For publicly traded companies, these four statements are packaged together in annual filings. They are subject to external audit review, which requires adherence to rigid standards of presentation and disclosure.

The Role of the Trial Balance in the Accounting Cycle

The preparation of the financial statements depends directly upon the figures contained within the trial balance. It functions as a critical intermediate step, bridging the raw data in the general ledger with the structured presentation of the final reports. This placement in the accounting cycle defines its role as a source document, not an output document.

After the initial trial balance is generated, a separate round of adjusting entries must be posted before any final reports can be considered compliant with GAAP. These entries are necessary to ensure that revenue and expenses are recognized according to the accrual basis of accounting. Common adjustments include recording depreciation expense and recognizing accrued interest expense.

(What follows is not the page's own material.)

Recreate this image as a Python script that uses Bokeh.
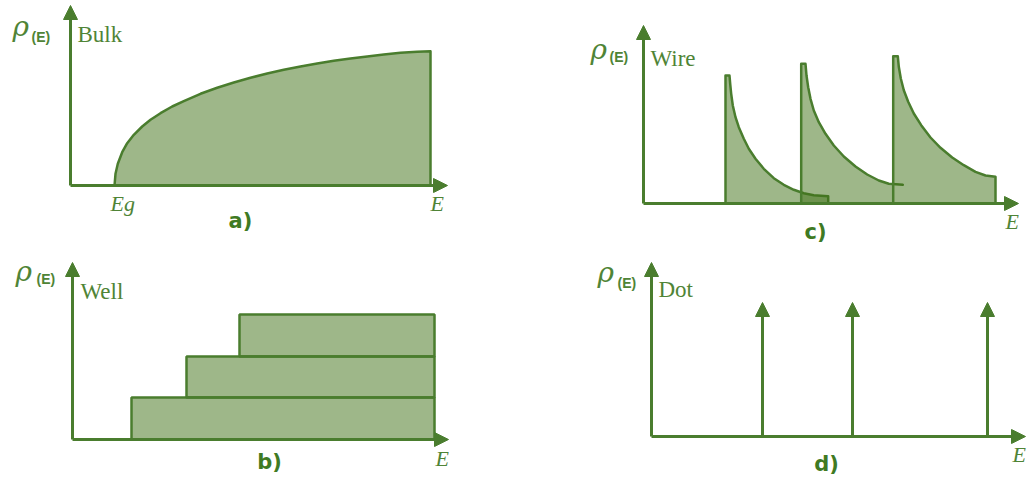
from bokeh.plotting import figure
from bokeh.layouts import gridplot
from bokeh.models import Range1d, Arrow, NormalHead, Label
from bokeh.embed import file_html
from bokeh.resources import INLINE

LINE = "#4a7d2e"
TEXT = "#4f8436"
FILL = "#3e7014"

# ---- a) bulk (3D): continuous DOS above the gap energy ----
bulk_E = [44, 45, 47.3, 51.7, 56.7, 63.3, 71.7, 80, 90, 101.7, 113.3, 130, 146.7, 163.3,
          180, 196.7, 213.3, 230, 246.7, 263.3, 280, 296.7, 313.3, 330, 346.7, 360]
bulk_rho = [0, 11.7, 21.7, 33.3, 42.3, 50.7, 59, 65.7, 72.3, 79, 84.3, 91.7, 97.7, 103,
            107.7, 112, 115.7, 119, 122, 124.7, 127, 129, 131, 132.7, 133.7, 134.3]

# ---- b) quantum well (2D): staircase of sub-bands ----
well_start = [59, 114, 167]
well_end = [362, 362, 362]
well_low = [0, 42, 83]
well_high = [42, 83, 125]

# ---- c) quantum wire (1D): 1/sqrt singularities per sub-band ----
wire_onset = [82, 157.7, 249.7]
wire_E = [
    [82, 86, 86.7, 87.7, 89.3, 92, 95.3, 100.3, 105.3, 112, 120.3, 130.3, 140.3, 150.3,
     160.3, 170.3, 184.7],
    [157.7, 162, 163, 164.7, 167, 170.3, 175.3, 182, 190.3, 200.3, 212, 223.7, 235.3,
     245.3, 259.3],
    [249.7, 254.3, 255.3, 257.3, 260.3, 264.7, 270.3, 277.7, 287, 297, 308.7, 320.3, 332,
     342, 352],
]
wire_rho = [
    [128, 128, 119.7, 109.7, 98, 86.3, 76.3, 64.7, 54.7, 44.7, 34.7, 25.3, 18.7, 13.7,
     10.3, 8.3, 7.3],
    [139.7, 139.7, 128, 116.3, 104.7, 93, 81.3, 69.7, 58, 47, 37, 29, 23, 19.7, 18.7],
    [147.3, 147.3, 136.7, 125, 113.3, 101.7, 90, 78.3, 66, 55.7, 46, 38.3, 31.7, 28, 26.7],
]
wire_closed = [True, False, True]
wire_fill_end = [184.7, 249.7, 352]

# ---- d) quantum dot (0D): discrete delta levels ----
dot_E = [111, 201, 336]
dot_rho = [134, 134, 134]


def make_fig(w, h, xr, yr):
    p = figure(width=w, height=h, x_range=Range1d(*xr), y_range=Range1d(*yr),
               output_backend="svg", toolbar_location=None, min_border=0)
    p.axis.visible = False
    p.grid.visible = False
    p.outline_line_color = None
    p.background_fill_color = "white"
    p.border_fill_color = "white"
    return p


def axes(p, x_tip, y_tip):
    for xe, ye in [(0, y_tip), (x_tip, 0)]:
        p.add_layout(Arrow(end=NormalHead(size=14, fill_color=LINE, line_color=LINE, line_width=1),
                           x_start=0, y_start=0, x_end=xe, y_end=ye,
                           line_color=LINE, line_width=3))


def label(p, x, y, txt, font, size, style="normal", align="left", color=TEXT):
    # raise by a fraction of the font size so that y is the text's baseline
    p.add_layout(Label(x=x, y=y + 0.4 * size, text=txt, text_font=font,
                       text_font_size=f"{size}px", text_font_style=style,
                       text_color=color, text_align=align, text_baseline="alphabetic"))


def rho_title(p, x, y, sub_dx, sub_dy, name_x, name_y, name):
    label(p, x, y, "ρ", "DejaVu Serif", 28, "italic")
    label(p, x + sub_dx, y + sub_dy, "(E)", "Liberation Sans", 14, "bold")
    label(p, name_x, name_y, name, "Liberation Serif", 23)


def smooth_line(p, xs, ys):
    p.line(xs, ys, line_color=LINE, line_width=2.5, line_join="round", line_cap="round")


# a) Bulk
pa = make_fig(515, 250, (-70, 445), (-65, 185))
pa.patch(bulk_E + [bulk_E[-1]], bulk_rho + [0], fill_color=FILL, fill_alpha=0.5, line_alpha=0)
smooth_line(pa, bulk_E + [bulk_E[-1]], bulk_rho + [0])
axes(pa, 377, 180)
rho_title(pa, -58, 148, 19, -5, 7, 142, "Bulk")
label(pa, 40, -27, "Eg", "Liberation Serif", 22, "italic")
label(pa, 360, -27, "E", "Liberation Serif", 22, "italic")
label(pa, 170, -44, "a)", "DejaVu Sans", 21, "bold", "center", "#3f7a23")

# c) Wire
pc = make_fig(515, 250, (-128, 387), (-47, 203))
for e0, es, rs, closed, fe in zip(wire_onset, wire_E, wire_rho, wire_closed, wire_fill_end):
    fx = [e0] + [e for e in es if e <= fe]
    fy = [0] + [r for e, r in zip(es, rs) if e <= fe]
    if fx[-1] < fe:
        # the fill runs flat up to where the next sub-band takes over
        fx.append(fe)
        fy.append(fy[-1])
    pc.patch(fx + [fx[-1]], fy + [0], fill_color=FILL, fill_alpha=0.5, line_alpha=0)
    xs = [e0] + es + ([es[-1]] if closed else [])
    ys = [0] + rs + ([0] if closed else [])
    smooth_line(pc, xs, ys)
axes(pc, 375, 178)
rho_title(pc, -53, 143, 19, -2, 7, 136, "Wire")
label(pc, 362, -27, "E", "Liberation Serif", 22, "italic")
label(pc, 172, -37, "c)", "DejaVu Sans", 21, "bold", "center", "#3f7a23")

# b) Well
pb = make_fig(515, 229, (-72, 443), (-40, 189))
pb.quad(left=well_start, right=well_end, bottom=well_low, top=well_high,
        fill_color=FILL, fill_alpha=0.5, line_color=LINE, line_width=2.5)
axes(pb, 376, 177)
rho_title(pb, -57, 157, 21, -2, 8, 139, "Well")
label(pb, 363, -28, "E", "Liberation Serif", 22, "italic")
label(pb, 197, -31, "b)", "DejaVu Sans", 21, "bold", "center", "#3f7a23")

# d) Dot
pd = make_fig(515, 229, (-136, 379), (-43, 186))
for e, r in zip(dot_E, dot_rho):
    pd.add_layout(Arrow(end=NormalHead(size=14, fill_color=LINE, line_color=LINE, line_width=1),
                        x_start=e, y_start=0, x_end=e, y_end=r,
                        line_color=LINE, line_width=3))
axes(pd, 374, 174)
rho_title(pd, -54, 153, 20, -5, 7, 138, "Dot")
label(pd, 361, -27, "E", "Liberation Serif", 22, "italic")
label(pd, 175, -36, "d)", "DejaVu Sans", 21, "bold", "center", "#3f7a23")

grid = gridplot([[pa, pc], [pb, pd]], toolbar_location=None)
open("out.html", "w").write(file_html(grid, INLINE))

The trial balance is simply a vertical list of accounts and their balances, lacking the formal structure required for external reporting. Financial statements, conversely, involve specific formatting, aggregation, and detailed classification of accounts into meaningful categories. For instance, the total of all Accounts Receivable, Inventory, and Prepaid Expenses from the trial balance must be aggregated into a single line item called Total Current Assets on the Balance Sheet.

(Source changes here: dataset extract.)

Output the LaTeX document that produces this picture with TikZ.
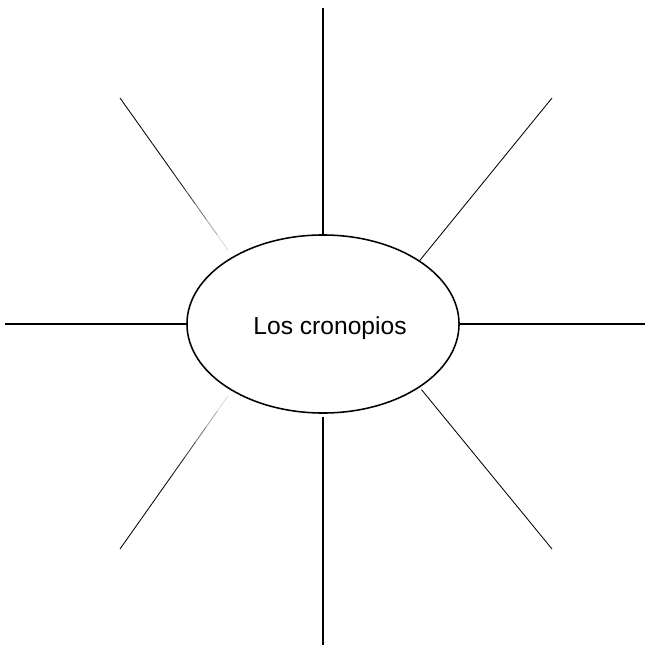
\documentclass[tikz,border=0pt]{standalone}
\usepackage{fontspec}
\setmainfont{Liberation Sans}
\usetikzlibrary{shapes.geometric,calc}
\tikzstyle{ray} = [line width=1pt]
\tikzstyle{thinray} = [line width=0.6pt]

\begin{document}
\begin{tikzpicture}[x=0.025cm, y=-0.025cm]
    \useasboundingbox (0,0) rectangle (645,648);

    % Center
    \node[draw, ellipse, line width=1.1pt, minimum width=6.8cm, minimum height=4.45cm, inner sep=0pt, font=\fontsize{17.5}{20}\selectfont] (cron) at (323,324) {\hspace*{0.35cm}\raisebox{-0.1cm}[\height][\depth]{Los cronopios}};

    % Free ends
    \coordinate (n) at (323,8);
    \coordinate (s) at (323,645);
    \coordinate (w) at (5,324);
    \coordinate (e) at (645,324);
    \coordinate (ne) at (552,98);
    \coordinate (se) at (552,549);
    \coordinate (nw) at (120,98);
    \coordinate (sw) at (120,549);
    \coordinate (nwin) at (228,250);
    \coordinate (swin) at (228,396);

    % Straight rays
    \draw[ray] (cron.north) -- (n);
    \draw[ray, shorten <=2pt] (cron.south) -- (s);
    \draw[ray] (cron.west) -- (w);
    \draw[ray] (cron.east) -- (e);
    \draw[thinray] (cron.north east) -- (ne);
    \draw[thinray, shorten <=2pt] (cron.south east) -- (se);

    % Fading rays
    \foreach \k/\g in {0/100,1/100,2/100,3/100,4/100,5/90,6/75,7/55,8/35,9/15} {
        \draw[thinray, black!\g] ($(nw)!\k/10!(nwin)$) -- ($(nw)!\k/10+0.1!(nwin)$);
        \draw[thinray, black!\g] ($(sw)!\k/10!(swin)$) -- ($(sw)!\k/10+0.1!(swin)$);
    }
\end{tikzpicture}
\end{document}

This necessary re-organization transforms a simple list into an analytical report suitable for a bank loan officer reviewing debt covenants. The distinction between current and non-current assets, a core requirement for external reporting, is not explicitly made in the general ledger or the raw trial balance. The process of preparing the Balance Sheet requires the accountant to classify accounts like Property, Plant, and Equipment (PP&E) as non-current assets.

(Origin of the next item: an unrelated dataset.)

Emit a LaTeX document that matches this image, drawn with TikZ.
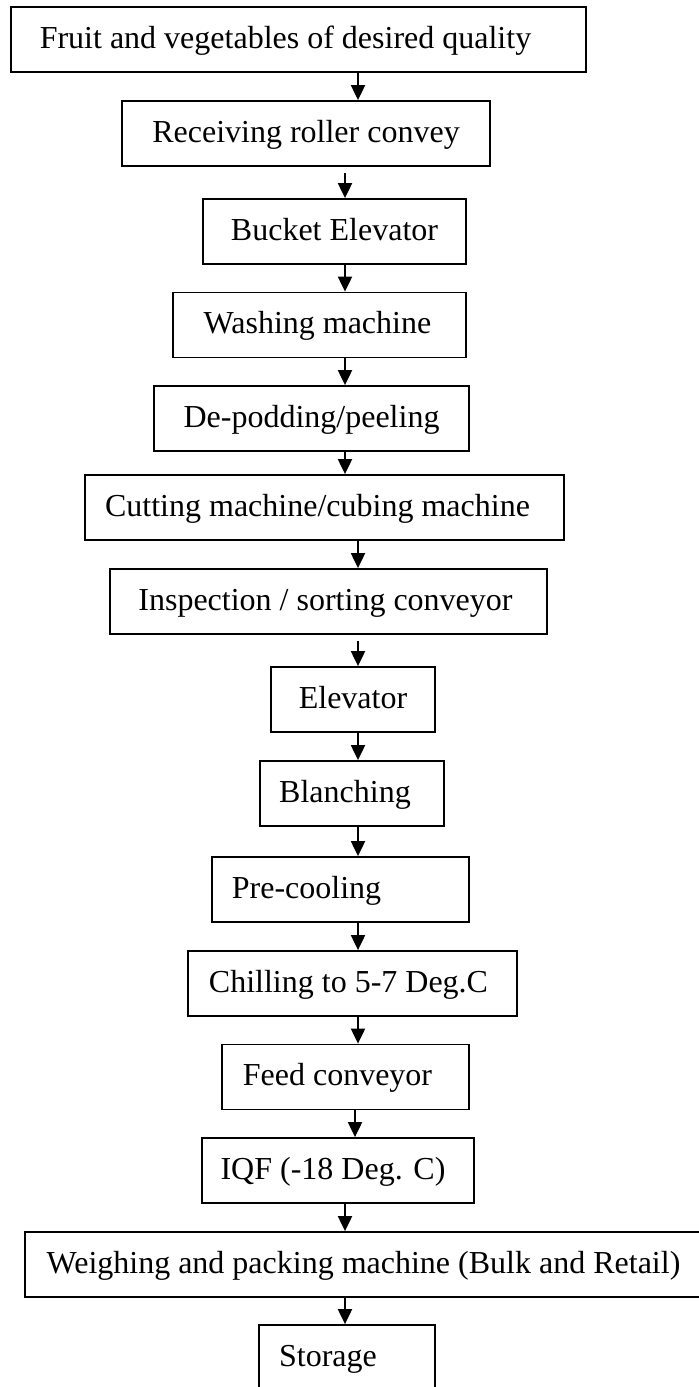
\documentclass[tikz,border=0pt]{standalone}
\usepackage{fontspec}
\setmainfont{Liberation Serif}
\usetikzlibrary{arrows.meta}
\begin{document}
\begin{tikzpicture}[x=0.5pt,y=-0.5pt]
\tikzstyle{stage}=[rectangle,draw,line width=0.9pt,inner sep=0pt,minimum height=32.5pt,text height=11.5pt,text depth=3pt,font=\fontsize{16pt}{19pt}\selectfont]
\tikzset{
	flow/.style={line width=1pt,-{Triangle[length=7.5pt,width=7pt]}}
}
\useasboundingbox (0,0) rectangle (698,1387);
\coordinate (left line) at (345,0);
\coordinate (right line) at (358,0);
\coordinate (mid line) at (355,0);
\node[stage,minimum width=287.5pt] (fruit) at (298.5,39.5) {Fruit and vegetables of desired quality\hspace*{13pt}};
\node[stage,minimum width=184pt] (roller) at (306,133.5) {Receiving roller convey};
\node[stage,minimum width=131.5pt] (bucket) at (334.5,231.5) {Bucket Elevator};
\node[stage,minimum width=146.5pt] (washing) at (319.5,325) {Washing machine\hspace*{2pt}};
\node[stage,minimum width=157.5pt] (peeling) at (311.5,418.5) {De-podding/peeling};
\node[stage,minimum width=239.5pt] (cutting) at (324.5,507.5) {Cutting machine/cubing machine\hspace*{7pt}};
\node[stage,minimum width=218.5pt] (sorting) at (328.5,601.5) {Inspection / sorting conveyor\hspace*{3pt}};
\node[stage,minimum width=82pt] (elevator) at (353,699.5) {Elevator};
\node[stage,minimum width=92pt] (blanching) at (352,793.5) {Blanching\hspace*{7pt}};
\node[stage,minimum width=128.5pt] (precool) at (340.5,889.5) {Pre-cooling\hspace*{34pt}};
\node[stage,minimum width=164.5pt] (chilling) at (352.5,983.5) {Chilling to 5-7 Deg.C\hspace*{4pt}};
\node[stage,minimum width=123.5pt] (feed) at (345.5,1077) {Feed conveyor\hspace*{8pt}};
\node[stage,minimum width=136pt] (iqf) at (338,1170.5) {IQF (-18 Deg. C)\hspace*{5pt}};
\node[stage,minimum width=338.5pt] (packing) at (363.5,1264.5) {Weighing and packing machine (Bulk and Retail)};
\node[stage,minimum width=88pt] (storage) at (347,1357.5) {Storage\hspace*{19pt}};
\draw[flow] (fruit.south -| right line) -- (roller.north -| right line);
\draw[flow,shorten <=3pt] (roller.south -| left line) -- (bucket.north -| left line);
\draw[flow] (bucket.south -| left line) -- (washing.north -| left line);
\draw[flow] (washing.south -| left line) -- (peeling.north -| left line);
\draw[flow] (peeling.south -| left line) -- (cutting.north -| left line);
\draw[flow] (cutting.south -| right line) -- (sorting.north -| right line);
\draw[flow,shorten <=3pt] (sorting.south -| right line) -- (elevator.north -| right line);
\draw[flow] (elevator.south -| right line) -- (blanching.north -| right line);
\draw[flow] (blanching.south -| right line) -- (precool.north -| right line);
\draw[flow] (precool.south -| right line) -- (chilling.north -| right line);
\draw[flow] (chilling.south -| right line) -- (feed.north -| right line);
\draw[flow] (feed.south -| mid line) -- (iqf.north -| mid line);
\draw[flow] (iqf.south -| left line) -- (packing.north -| left line);
\draw[flow] (packing.south -| left line) -- (storage.north -| left line);
\end{tikzpicture}
\end{document}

Furthermore, financial statements must include comprehensive footnotes and disclosures that explain the underlying accounting policies and significant estimates. This narrative context is mandatory under accounting standards and is entirely absent from the mechanical listing of the trial balance.

The ultimate difference is purpose: the trial balance verifies the ledger for the bookkeeper, while the financial statements communicate the company’s performance and position to the outside world.

Different Stages of the Trial Balance

The internal verification process involves generating the trial balance at three distinct points within the accounting cycle, each serving a unique purpose. The first is the Unadjusted Trial Balance, created immediately after all transactions for the period have been initially recorded and posted to the general ledger. This report confirms the mathematical balance of the raw, unadjusted data before any specialized adjustments are considered.

The second and most important version is the Adjusted Trial Balance, which is generated only after all necessary adjusting entries have been formally recorded and posted. The balances in this statement represent the final, accrual-basis figures for the reporting period. These accurate, adjusted figures are the sole source data used to construct the Income Statement and the Balance Sheet.

The final stage is the Post-Closing Trial Balance, which is prepared after all temporary accounts have been closed out to Retained Earnings. Temporary accounts, such as revenues and expenses, are reduced to a zero balance to start the new reporting period fresh. The Post-Closing Trial Balance should contain only permanent accounts, specifically assets, liabilities, and equity, confirming that the ledger is ready for the next fiscal period.